--- Start of Data for processing ---
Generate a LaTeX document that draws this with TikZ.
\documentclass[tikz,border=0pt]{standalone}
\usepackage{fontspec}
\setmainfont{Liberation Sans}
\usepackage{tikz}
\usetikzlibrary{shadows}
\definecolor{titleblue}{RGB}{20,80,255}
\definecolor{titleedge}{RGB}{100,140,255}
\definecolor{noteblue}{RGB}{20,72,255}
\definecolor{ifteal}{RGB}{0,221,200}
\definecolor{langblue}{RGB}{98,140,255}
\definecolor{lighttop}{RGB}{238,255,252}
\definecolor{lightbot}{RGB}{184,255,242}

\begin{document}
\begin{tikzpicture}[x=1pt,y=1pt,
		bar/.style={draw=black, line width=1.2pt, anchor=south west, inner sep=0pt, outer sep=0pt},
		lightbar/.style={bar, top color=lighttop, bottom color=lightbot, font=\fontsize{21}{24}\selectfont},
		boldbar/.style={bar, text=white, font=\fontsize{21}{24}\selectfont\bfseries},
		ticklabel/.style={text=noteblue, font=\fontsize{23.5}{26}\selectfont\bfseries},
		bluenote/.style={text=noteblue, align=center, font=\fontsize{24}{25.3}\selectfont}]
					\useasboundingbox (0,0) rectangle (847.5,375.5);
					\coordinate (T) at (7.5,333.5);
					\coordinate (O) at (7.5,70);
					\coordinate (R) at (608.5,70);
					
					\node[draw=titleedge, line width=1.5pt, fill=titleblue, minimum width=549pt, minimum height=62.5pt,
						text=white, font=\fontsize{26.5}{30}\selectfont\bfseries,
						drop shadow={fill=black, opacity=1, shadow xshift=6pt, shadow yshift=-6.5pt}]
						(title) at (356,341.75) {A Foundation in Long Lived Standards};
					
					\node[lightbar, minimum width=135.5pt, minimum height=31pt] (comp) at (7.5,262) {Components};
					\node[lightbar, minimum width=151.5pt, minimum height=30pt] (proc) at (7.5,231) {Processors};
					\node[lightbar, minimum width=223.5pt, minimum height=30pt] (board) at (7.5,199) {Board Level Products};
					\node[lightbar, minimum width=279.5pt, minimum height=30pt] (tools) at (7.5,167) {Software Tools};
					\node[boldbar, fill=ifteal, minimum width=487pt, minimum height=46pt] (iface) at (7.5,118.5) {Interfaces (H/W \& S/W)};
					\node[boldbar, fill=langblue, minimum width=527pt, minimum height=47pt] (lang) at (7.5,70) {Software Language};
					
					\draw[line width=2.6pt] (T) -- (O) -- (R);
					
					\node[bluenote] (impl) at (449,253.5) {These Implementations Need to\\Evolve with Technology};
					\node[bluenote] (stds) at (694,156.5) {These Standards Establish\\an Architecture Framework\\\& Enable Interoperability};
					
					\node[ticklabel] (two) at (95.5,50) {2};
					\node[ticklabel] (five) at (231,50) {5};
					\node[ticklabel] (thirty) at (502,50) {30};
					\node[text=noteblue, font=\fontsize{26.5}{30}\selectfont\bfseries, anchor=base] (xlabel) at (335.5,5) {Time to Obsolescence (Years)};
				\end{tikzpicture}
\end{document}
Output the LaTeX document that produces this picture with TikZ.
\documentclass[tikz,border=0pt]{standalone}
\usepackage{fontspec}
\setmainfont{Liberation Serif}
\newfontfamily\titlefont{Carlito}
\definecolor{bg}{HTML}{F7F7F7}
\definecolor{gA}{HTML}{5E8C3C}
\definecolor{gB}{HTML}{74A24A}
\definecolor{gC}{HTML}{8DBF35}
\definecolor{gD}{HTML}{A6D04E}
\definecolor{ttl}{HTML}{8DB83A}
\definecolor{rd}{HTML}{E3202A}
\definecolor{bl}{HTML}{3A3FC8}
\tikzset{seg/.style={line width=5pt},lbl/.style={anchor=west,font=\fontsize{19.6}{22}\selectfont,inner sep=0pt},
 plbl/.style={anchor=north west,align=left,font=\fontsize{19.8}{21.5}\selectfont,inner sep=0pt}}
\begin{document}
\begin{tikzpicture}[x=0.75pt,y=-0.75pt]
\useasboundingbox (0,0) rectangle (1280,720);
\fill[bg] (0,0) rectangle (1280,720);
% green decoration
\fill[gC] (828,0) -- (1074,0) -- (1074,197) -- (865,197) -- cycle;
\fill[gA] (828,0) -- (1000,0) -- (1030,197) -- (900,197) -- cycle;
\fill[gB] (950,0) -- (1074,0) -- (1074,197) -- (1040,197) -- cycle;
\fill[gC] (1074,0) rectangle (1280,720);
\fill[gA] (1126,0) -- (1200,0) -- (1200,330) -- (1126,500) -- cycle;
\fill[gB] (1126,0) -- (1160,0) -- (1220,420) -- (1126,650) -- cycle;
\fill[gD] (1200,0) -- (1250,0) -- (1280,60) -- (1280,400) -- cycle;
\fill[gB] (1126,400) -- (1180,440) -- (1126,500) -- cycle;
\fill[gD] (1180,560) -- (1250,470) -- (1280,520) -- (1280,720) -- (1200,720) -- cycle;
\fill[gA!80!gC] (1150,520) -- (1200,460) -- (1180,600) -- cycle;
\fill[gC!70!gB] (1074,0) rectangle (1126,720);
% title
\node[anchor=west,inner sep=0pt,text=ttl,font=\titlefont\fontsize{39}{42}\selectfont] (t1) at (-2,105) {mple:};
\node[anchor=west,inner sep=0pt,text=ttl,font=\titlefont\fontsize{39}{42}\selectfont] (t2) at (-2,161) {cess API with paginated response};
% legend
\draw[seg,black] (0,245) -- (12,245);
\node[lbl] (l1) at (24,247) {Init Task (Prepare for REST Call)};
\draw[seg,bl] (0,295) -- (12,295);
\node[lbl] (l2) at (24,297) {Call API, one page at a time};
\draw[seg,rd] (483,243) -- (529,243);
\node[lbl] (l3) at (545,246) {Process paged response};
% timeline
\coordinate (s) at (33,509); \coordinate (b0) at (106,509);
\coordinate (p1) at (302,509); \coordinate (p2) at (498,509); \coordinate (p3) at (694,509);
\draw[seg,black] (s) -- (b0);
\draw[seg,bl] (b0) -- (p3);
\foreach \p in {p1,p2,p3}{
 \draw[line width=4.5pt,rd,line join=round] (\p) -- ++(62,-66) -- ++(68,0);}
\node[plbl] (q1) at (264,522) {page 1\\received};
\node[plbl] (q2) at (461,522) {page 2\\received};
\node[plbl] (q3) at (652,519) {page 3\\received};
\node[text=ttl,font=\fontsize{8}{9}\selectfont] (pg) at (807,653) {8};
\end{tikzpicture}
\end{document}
--- End of Data for processing ---
▶ [Prompt]:
Return the lines above exactly, keeping every word.

▶ [Written solution]:
Generate a LaTeX document that draws this with TikZ.
\documentclass[tikz,border=0pt]{standalone}
\usepackage{fontspec}
\setmainfont{Liberation Sans}
\usepackage{tikz}
\usetikzlibrary{shadows}
\definecolor{titleblue}{RGB}{20,80,255}
\definecolor{titleedge}{RGB}{100,140,255}
\definecolor{noteblue}{RGB}{20,72,255}
\definecolor{ifteal}{RGB}{0,221,200}
\definecolor{langblue}{RGB}{98,140,255}
\definecolor{lighttop}{RGB}{238,255,252}
\definecolor{lightbot}{RGB}{184,255,242}

\begin{document}
\begin{tikzpicture}[x=1pt,y=1pt,
		bar/.style={draw=black, line width=1.2pt, anchor=south west, inner sep=0pt, outer sep=0pt},
		lightbar/.style={bar, top color=lighttop, bottom color=lightbot, font=\fontsize{21}{24}\selectfont},
		boldbar/.style={bar, text=white, font=\fontsize{21}{24}\selectfont\bfseries},
		ticklabel/.style={text=noteblue, font=\fontsize{23.5}{26}\selectfont\bfseries},
		bluenote/.style={text=noteblue, align=center, font=\fontsize{24}{25.3}\selectfont}]
					\useasboundingbox (0,0) rectangle (847.5,375.5);
					\coordinate (T) at (7.5,333.5);
					\coordinate (O) at (7.5,70);
					\coordinate (R) at (608.5,70);
					
					\node[draw=titleedge, line width=1.5pt, fill=titleblue, minimum width=549pt, minimum height=62.5pt,
						text=white, font=\fontsize{26.5}{30}\selectfont\bfseries,
						drop shadow={fill=black, opacity=1, shadow xshift=6pt, shadow yshift=-6.5pt}]
						(title) at (356,341.75) {A Foundation in Long Lived Standards};
					
					\node[lightbar, minimum width=135.5pt, minimum height=31pt] (comp) at (7.5,262) {Components};
					\node[lightbar, minimum width=151.5pt, minimum height=30pt] (proc) at (7.5,231) {Processors};
					\node[lightbar, minimum width=223.5pt, minimum height=30pt] (board) at (7.5,199) {Board Level Products};
					\node[lightbar, minimum width=279.5pt, minimum height=30pt] (tools) at (7.5,167) {Software Tools};
					\node[boldbar, fill=ifteal, minimum width=487pt, minimum height=46pt] (iface) at (7.5,118.5) {Interfaces (H/W \& S/W)};
					\node[boldbar, fill=langblue, minimum width=527pt, minimum height=47pt] (lang) at (7.5,70) {Software Language};
					
					\draw[line width=2.6pt] (T) -- (O) -- (R);
					
					\node[bluenote] (impl) at (449,253.5) {These Implementations Need to\\Evolve with Technology};
					\node[bluenote] (stds) at (694,156.5) {These Standards Establish\\an Architecture Framework\\\& Enable Interoperability};
					
					\node[ticklabel] (two) at (95.5,50) {2};
					\node[ticklabel] (five) at (231,50) {5};
					\node[ticklabel] (thirty) at (502,50) {30};
					\node[text=noteblue, font=\fontsize{26.5}{30}\selectfont\bfseries, anchor=base] (xlabel) at (335.5,5) {Time to Obsolescence (Years)};
				\end{tikzpicture}
\end{document}
Output the LaTeX document that produces this picture with TikZ.
\documentclass[tikz,border=0pt]{standalone}
\usepackage{fontspec}
\setmainfont{Liberation Serif}
\newfontfamily\titlefont{Carlito}
\definecolor{bg}{HTML}{F7F7F7}
\definecolor{gA}{HTML}{5E8C3C}
\definecolor{gB}{HTML}{74A24A}
\definecolor{gC}{HTML}{8DBF35}
\definecolor{gD}{HTML}{A6D04E}
\definecolor{ttl}{HTML}{8DB83A}
\definecolor{rd}{HTML}{E3202A}
\definecolor{bl}{HTML}{3A3FC8}
\tikzset{seg/.style={line width=5pt},lbl/.style={anchor=west,font=\fontsize{19.6}{22}\selectfont,inner sep=0pt},
 plbl/.style={anchor=north west,align=left,font=\fontsize{19.8}{21.5}\selectfont,inner sep=0pt}}
\begin{document}
\begin{tikzpicture}[x=0.75pt,y=-0.75pt]
\useasboundingbox (0,0) rectangle (1280,720);
\fill[bg] (0,0) rectangle (1280,720);
% green decoration
\fill[gC] (828,0) -- (1074,0) -- (1074,197) -- (865,197) -- cycle;
\fill[gA] (828,0) -- (1000,0) -- (1030,197) -- (900,197) -- cycle;
\fill[gB] (950,0) -- (1074,0) -- (1074,197) -- (1040,197) -- cycle;
\fill[gC] (1074,0) rectangle (1280,720);
\fill[gA] (1126,0) -- (1200,0) -- (1200,330) -- (1126,500) -- cycle;
\fill[gB] (1126,0) -- (1160,0) -- (1220,420) -- (1126,650) -- cycle;
\fill[gD] (1200,0) -- (1250,0) -- (1280,60) -- (1280,400) -- cycle;
\fill[gB] (1126,400) -- (1180,440) -- (1126,500) -- cycle;
\fill[gD] (1180,560) -- (1250,470) -- (1280,520) -- (1280,720) -- (1200,720) -- cycle;
\fill[gA!80!gC] (1150,520) -- (1200,460) -- (1180,600) -- cycle;
\fill[gC!70!gB] (1074,0) rectangle (1126,720);
% title
\node[anchor=west,inner sep=0pt,text=ttl,font=\titlefont\fontsize{39}{42}\selectfont] (t1) at (-2,105) {mple:};
\node[anchor=west,inner sep=0pt,text=ttl,font=\titlefont\fontsize{39}{42}\selectfont] (t2) at (-2,161) {cess API with paginated response};
% legend
\draw[seg,black] (0,245) -- (12,245);
\node[lbl] (l1) at (24,247) {Init Task (Prepare for REST Call)};
\draw[seg,bl] (0,295) -- (12,295);
\node[lbl] (l2) at (24,297) {Call API, one page at a time};
\draw[seg,rd] (483,243) -- (529,243);
\node[lbl] (l3) at (545,246) {Process paged response};
% timeline
\coordinate (s) at (33,509); \coordinate (b0) at (106,509);
\coordinate (p1) at (302,509); \coordinate (p2) at (498,509); \coordinate (p3) at (694,509);
\draw[seg,black] (s) -- (b0);
\draw[seg,bl] (b0) -- (p3);
\foreach \p in {p1,p2,p3}{
 \draw[line width=4.5pt,rd,line join=round] (\p) -- ++(62,-66) -- ++(68,0);}
\node[plbl] (q1) at (264,522) {page 1\\received};
\node[plbl] (q2) at (461,522) {page 2\\received};
\node[plbl] (q3) at (652,519) {page 3\\received};
\node[text=ttl,font=\fontsize{8}{9}\selectfont] (pg) at (807,653) {8};
\end{tikzpicture}
\end{document}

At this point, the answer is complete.